■ **Records with drawing code**:

******

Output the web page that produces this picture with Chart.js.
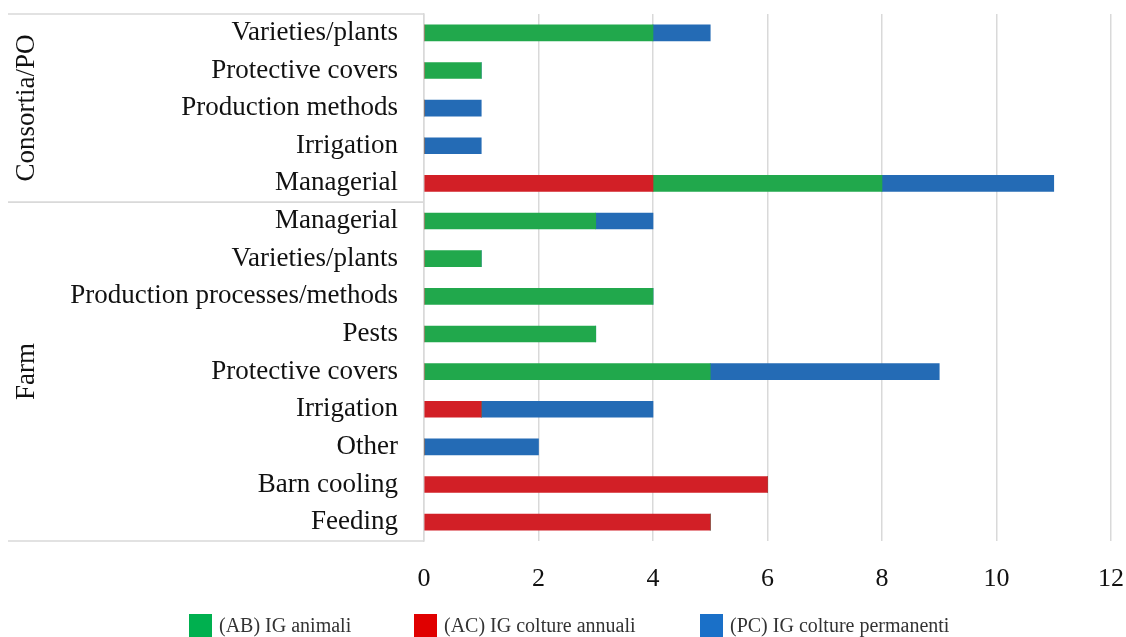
<!DOCTYPE html>
<html>
<head>
<meta charset="utf-8">
<script src="https://cdn.jsdelivr.net/npm/chart.js@4/dist/chart.umd.min.js"></script>
<style>
  body { margin: 0; background: #fff; }
  #wrap { position: relative; width: 1126px; height: 637px; }
  #legend { position: absolute; left: 0; top: 614px; width: 1126px; font-family: "Liberation Serif", serif; font-size: 20px; color: #333; }
  .item { position: absolute; top: 0; height: 23px; line-height: 23px; white-space: nowrap; }
  .box { display: inline-block; width: 23px; height: 23px; vertical-align: top; margin-right: 7px; }
</style>
</head>
<body>
<div id="wrap">
  <canvas id="chart"></canvas>
  <div id="legend"></div>
</div>
<script>
var categories = ["Varieties/plants", "Protective covers", "Production methods", "Irrigation", "Managerial",
  "Managerial", "Varieties/plants", "Production processes/methods", "Pests", "Protective covers",
  "Irrigation", "Other", "Barn cooling", "Feeding"];

// group label, first index, last index
var groupNames = ["Consortia/PO", "Farm"];
var groupFirst = [0, 5];
var groupLast = [4, 13];

var seriesNames = ["(AC) IG colture annuali", "(AB) IG animali", "(PC) IG colture permanenti"];
var acValues = [0, 0, 0, 0, 4, 0, 0, 0, 0, 0, 1, 0, 6, 5];
var abValues = [4, 1, 0, 0, 4, 3, 1, 4, 3, 5, 0, 0, 0, 0];
var pcValues = [1, 0, 1, 1, 3, 1, 0, 0, 0, 4, 3, 2, 0, 0];
var xTicks = [0, 2, 4, 6, 8, 10, 12];

var barColors = ["#d21f26", "#21a84c", "#246bb5"];
var legendColors = ["#e00000", "#00b04f", "#1a70c8"];
var legendOrder = [1, 0, 2];
var legendX = [189, 414, 700];

var FONT = "Liberation Serif";
var GRID = "#d9d9d9";

// group labels + separator lines on the left
var groupPlugin = {
  id: "groups",
  afterDraw: function (chart) {
    var c = chart.ctx;
    var y = chart.scales.y;
    var band = (y.getPixelForValue(1) - y.getPixelForValue(0));
    var right = chart.chartArea.left;
    c.save();
    c.strokeStyle = GRID;
    c.lineWidth = 1.5;
    c.fillStyle = "#111";
    c.font = "27px '" + FONT + "'";
    c.textAlign = "center";
    c.textBaseline = "middle";
    for (var i = 0; i < groupNames.length; i++) {
      var top = y.getPixelForValue(groupFirst[i]) - band / 2;
      var bot = y.getPixelForValue(groupLast[i]) + band / 2;
      c.beginPath();
      c.moveTo(8, top);
      c.lineTo(right, top);
      c.moveTo(8, bot);
      c.lineTo(right, bot);
      c.stroke();
      c.save();
      c.translate(27, (top + bot) / 2);
      c.rotate(-Math.PI / 2);
      c.fillText(groupNames[i], 0, 0);
      c.restore();
    }
    c.restore();
  }
};

var ctx = document.getElementById("chart").getContext("2d");
ctx.canvas.width = 1126;
ctx.canvas.height = 637;

var chart = new Chart(ctx, {
  type: "bar",
  data: {
    labels: categories,
    datasets: [
      { label: seriesNames[0], data: acValues, backgroundColor: barColors[0] },
      { label: seriesNames[1], data: abValues, backgroundColor: barColors[1] },
      { label: seriesNames[2], data: pcValues, backgroundColor: barColors[2] },
    ],
  },
  options: {
    indexAxis: "y",
    responsive: false,
    animation: false,
    layout: { padding: { top: 14, right: 15, left: 0, bottom: 0 } },
    datasets: { bar: { barThickness: 16 } },
    plugins: { legend: { display: false }, tooltip: { enabled: false } },
    scales: {
      x: {
        stacked: true,
        min: 0,
        max: 12,
        afterBuildTicks: function (s) {
          s.ticks = xTicks.map(function (v) { return { value: v }; });
        },
        afterFit: function (s) {
          s.height = 96;
          s.paddingLeft = 0;
          s.paddingRight = 0;
        },
        grid: { color: GRID, lineWidth: 1.5, drawTicks: false },
        border: { display: false },
        ticks: { color: "#111", padding: 23, font: { family: FONT, size: 26 } },
      },
      y: {
        stacked: true,
        afterFit: function (s) {
          s.width = 424;
          s.paddingTop = 0;
          s.paddingBottom = 0;
        },
        grid: { display: false, drawTicks: false },
        border: { display: true, color: GRID, width: 1.5 },
        ticks: { color: "#111", padding: 26, font: { family: FONT, size: 27 } },
      },
    },
  },
  plugins: [groupPlugin],
});

// legend
var leg = document.getElementById("legend");
legendOrder.forEach(function (k, i) {
  var d = document.createElement("div");
  d.className = "item";
  d.style.left = legendX[i] + "px";
  d.innerHTML = '<span class="box" style="background:' + legendColors[k] + '"></span>' + seriesNames[k];
  leg.appendChild(d);
});
</script>
</body>
</html>
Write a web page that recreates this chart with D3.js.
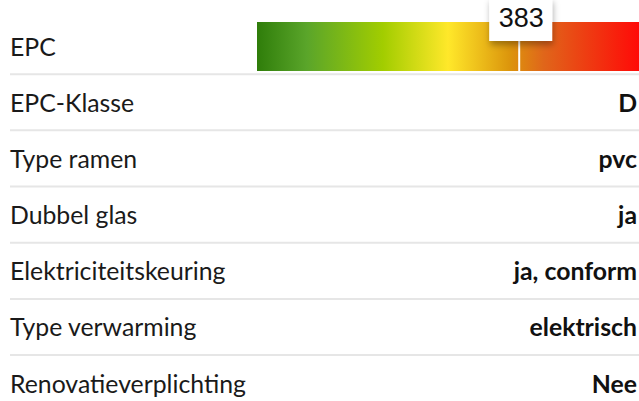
<!DOCTYPE html>
<html>
<head>
	<title>EPC</title>
	<style type="text/css">
		body{ margin:0; background:#fff; }
		.specs text{ font-family: Lato, sans-serif; }
	</style>
</head>
<body>
	<svg width=639 height=401 class="specs"></svg>
	<script type="text/javascript" src="https://cdn.jsdelivr.net/npm/d3@7"></script>
	<script type="text/javascript">

		labels = ['EPC', 'EPC-Klasse', 'Type ramen', 'Dubbel glas', 'Elektriciteitskeuring', 'Type verwarming', 'Renovatieverplichting']
		values = [null, 'D', 'pvc', 'ja', 'ja, conform', 'elektrisch', 'Nee']
		epc_value = 383
		epc_domain = [0, 558]
		grad_stops = [0, 0.13, 0.33, 0.5, 0.66, 0.75, 1]
		grad_colors = ['#2f7d0a', '#5aa52a', '#a2cd00', '#ffe82a', '#dc960c', '#e0661a', '#ff0a08']

		svg = d3.select('.specs')

		// rows
		y = d3.scaleBand()
			.domain(labels)
			.range([18, 355 + 56.3])

		x = d3.scaleLinear()
			.domain(epc_domain)
			.range([257, 639])

		defs = svg.append('defs')
		grad = defs.append('linearGradient').attr('id', 'epc-grad')
		grad.selectAll('stop')
			.data(grad_stops)
			.enter()
			.append('stop')
			.attr('offset', function(d){ return d })
			.attr('stop-color', function(d, i){ return grad_colors[i] })

		filt = defs.append('filter').attr('id', 'shadow')
			.attr('x', '-30%').attr('y', '-30%').attr('width', '160%').attr('height', '180%')
		filt.append('feDropShadow')
			.attr('dx', 1).attr('dy', 4).attr('stdDeviation', 3)
			.attr('flood-color', '#000').attr('flood-opacity', 0.3)

		// separators
		svg.append('g')
			.selectAll('line')
			.data(labels.slice(0, -1))
			.enter()
			.append('line')
			.attr('x1', 10)
			.attr('x2', 639)
			.attr('y1', function(d){ return y(d) + y.bandwidth() })
			.attr('y2', function(d){ return y(d) + y.bandwidth() })
			.attr('stroke', '#e6e6e6')
			.attr('stroke-width', 2)

		svg.append('g')
			.selectAll('text')
			.data(labels)
			.enter()
			.append('text')
			.attr('x', 10)
			.attr('y', function(d){ return y(d) + 37.5 })
			.attr('font-size', 24.8)
			.attr('fill', '#1a1a1a')
			.text(function(d){ return d })

		svg.append('g')
			.selectAll('text')
			.data(values)
			.enter()
			.append('text')
			.attr('x', 637)
			.attr('y', function(d, i){ return y(labels[i]) + 37.5 })
			.attr('text-anchor', 'end')
			.attr('font-size', 24.8)
			.attr('font-weight', 'bold')
			.attr('fill', '#111')
			.text(function(d){ return d })

		// EPC bar
		bar = svg.append('g')
		bar.append('rect')
			.attr('x', x(epc_domain[0]))
			.attr('y', 22)
			.attr('width', x(epc_domain[1]) - x(epc_domain[0]))
			.attr('height', 49)
			.attr('fill', 'url(#epc-grad)')

		bar.append('line')
			.attr('x1', x(epc_value))
			.attr('x2', x(epc_value))
			.attr('y1', 22)
			.attr('y2', 71)
			.attr('stroke', '#fff')
			.attr('stroke-width', 2)

		bar.append('rect')
			.attr('x', x(epc_value) - 30)
			.attr('y', -2)
			.attr('width', 63)
			.attr('height', 43)
			.attr('fill', '#fff')
			.attr('filter', 'url(#shadow)')

		bar.append('text')
			.attr('x', x(epc_value) + 2)
			.attr('y', 27)
			.attr('text-anchor', 'middle')
			.attr('font-size', 27)
			.style('font-family', '"Liberation Sans", Arial, sans-serif')
			.attr('fill', '#111')
			.text(epc_value)

	</script>
</body>
</html>
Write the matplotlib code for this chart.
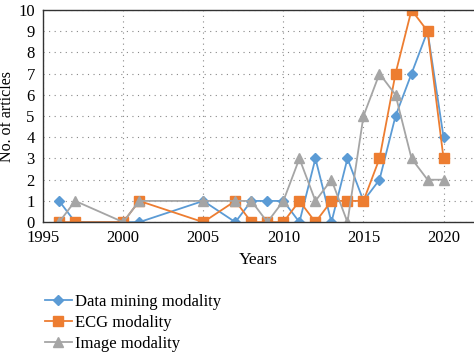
import matplotlib
matplotlib.use('Agg')
from matplotlib import pyplot as plt
from matplotlib import font_manager

years = [1996, 1997, 2000, 2001, 2005, 2007, 2008, 2009, 2010, 2011,
         2012, 2013, 2014, 2015, 2016, 2017, 2018, 2019, 2020]
data_mining = [1, 0, 0, 0, 1, 0, 1, 1, 1, 0, 3, 0, 3, 1, 2, 5, 7, 9, 4]
ecg = [0, 0, 0, 1, 0, 1, 0, 0, 0, 1, 0, 1, 1, 1, 3, 7, 10, 9, 3]
image = [0, 1, 0, 1, 1, 1, 1, 0, 1, 3, 1, 2, 0, 5, 7, 6, 3, 2, 2]

names = sorted({f.name for f in font_manager.fontManager.ttflist})
serifs = [n for n in ['Liberation Serif', 'DejaVu Serif', 'Noto Serif'] if n in names]
plt.rcParams['font.family'] = serifs + ['DejaVu Sans']

fig = plt.figure(figsize=(4.74, 3.56), dpi=100)
ax = fig.add_axes([0.091, 0.376, 0.909, 0.596])

ax.plot(years, data_mining, color='#5B9BD5', marker='D', markersize=5, lw=1.3,
        label='Data mining modality')
ax.plot(years, ecg, color='#ED7D31', marker='s', markersize=7, lw=1.3,
        label='ECG modality')
ax.plot(years, image, color='#A5A5A5', marker='^', markersize=7, lw=1.3,
        label='Image modality')

ax.set_xlim(1995, 2021.9)
ax.set_ylim(0, 10)
ax.set_xticks(range(1995, 2021, 5))
ax.set_yticks(range(0, 11))
ax.tick_params(length=0, labelsize=12)
ax.tick_params(axis='x', pad=6)
ax.tick_params(axis='y', pad=6)
ax.grid(True, linestyle=(0, (1, 4)), color='#888888', lw=0.8)
for s in ax.spines.values():
    s.set_color('#333333')
    s.set_linewidth(1.0)
ax.spines['right'].set_visible(False)

ax.set_xlabel('Years', fontsize=12.5, labelpad=4)
ax.set_ylabel('No. of articles', fontsize=11.5, labelpad=2)

fig.legend(loc='upper left', bbox_to_anchor=(0.095, 0.175), frameon=False,
           fontsize=12, handlelength=1.6, handletextpad=0.2, labelspacing=0.3,
           borderpad=0, borderaxespad=0)

fig.savefig('out.png', dpi=100)
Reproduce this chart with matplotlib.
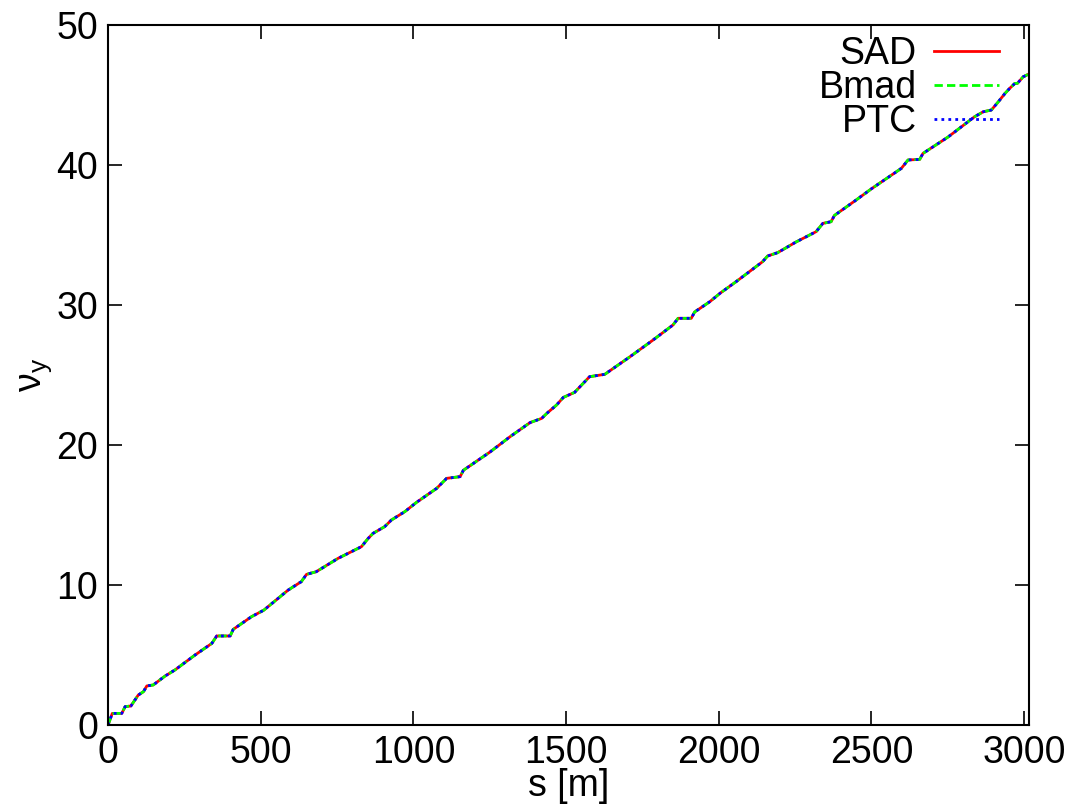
import numpy as np
from matplotlib import pyplot as plt

plt.rcParams['font.family'] = ['Liberation Sans', 'DejaVu Sans']
plt.rcParams['mathtext.default'] = 'regular'

# vertical tune advance along the ring (the three codes agree to the pixel)
s_m = [0, 14, 45, 56, 75, 99, 116, 127, 148, 187, 219, 285, 340, 356, 400,
       410, 470, 510, 590, 633, 650, 682, 753, 830, 852, 868, 906, 928, 972, 1010,
       1076, 1109, 1153, 1164, 1251, 1317, 1382, 1420, 1437, 1469, 1491, 1528,
       1577, 1627, 1709, 1785, 1850, 1867, 1910, 1921, 1971, 2005, 2057, 2144,
       2160, 2193, 2253, 2319, 2341, 2368, 2379, 2450, 2500, 2598, 2620, 2658,
       2669, 2751, 2838, 2866, 2893, 2915, 2937, 2953, 2970, 2978, 2997, 3016]
nu_sad = [0, 0.83, 0.83, 1.31, 1.36, 2.14, 2.38, 2.79, 2.86, 3.5, 3.93, 5.0,
          5.83, 6.36, 6.36, 6.83, 7.74, 8.2, 9.64, 10.24, 10.76, 10.95, 11.9,
          12.74, 13.33, 13.69, 14.17, 14.64, 15.24, 15.9, 16.9, 17.62, 17.74,
          18.2, 19.5, 20.6, 21.6, 21.9, 22.26, 22.86, 23.4, 23.76, 24.88, 25.05,
          26.3, 27.5, 28.57, 29.05, 29.05, 29.5, 30.24, 30.85, 31.67, 33.1, 33.5,
          33.74, 34.5, 35.24, 35.83, 35.95, 36.4, 37.5, 38.3, 39.76, 40.36, 40.4,
          40.83, 42.0, 43.45, 43.8, 43.93, 44.5, 45.1, 45.48, 45.83, 45.83, 46.3,
          46.5]
nu_bmad = list(nu_sad)
nu_ptc = list(nu_sad)

labels = ['SAD', 'Bmad', 'PTC']
xticks = [0, 500, 1000, 1500, 2000, 2500, 3000]
yticks = [0, 10, 20, 30, 40, 50]

fig = plt.figure(figsize=(10.77, 8.07), dpi=100)
ax = fig.add_axes([0.1003, 0.1016, 0.8551, 0.8674])

ax.plot(s_m, nu_sad, color='#ff0000', lw=2, label=labels[0])
ax.plot(s_m, nu_bmad, color='#00ff00', lw=2, dashes=(3, 1.5), label=labels[1])
ax.plot(s_m, nu_ptc, color='#0000ff', lw=2, dashes=(1, 1.5), label=labels[2])

ax.set_xlim(0, 3016)
ax.set_ylim(0, 50)
ax.set_xticks(xticks)
ax.set_yticks(yticks)
ax.tick_params(direction='in', length=10, width=1.2, labelsize=27,
               top=True, right=True, pad=7)
for sp in ax.spines.values():
    sp.set_linewidth(1.5)

ax.set_xlabel('s [m]', fontsize=27, labelpad=-2)
ax.set_ylabel(r'$\nu_y$', fontsize=27, labelpad=2)

ax.legend(loc='upper right', frameon=False, markerfirst=False, fontsize=27,
          handlelength=1.75, handletextpad=0.45, labelspacing=-0.05,
          borderaxespad=0.0, bbox_to_anchor=(0.984, 1.006))

plt.savefig('out.png', dpi=100)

******

■ **Task instructions**:
From the records above, copy only the lines running from the line holding "Reproduce this chart with matplotlib." through the line holding "plt.rcParams['mathtext.default'] = 'regular'", with no pictures.

■ **Solved exercise**:
Reproduce this chart with matplotlib.
import numpy as np
from matplotlib import pyplot as plt

plt.rcParams['font.family'] = ['Liberation Sans', 'DejaVu Sans']
plt.rcParams['mathtext.default'] = 'regular'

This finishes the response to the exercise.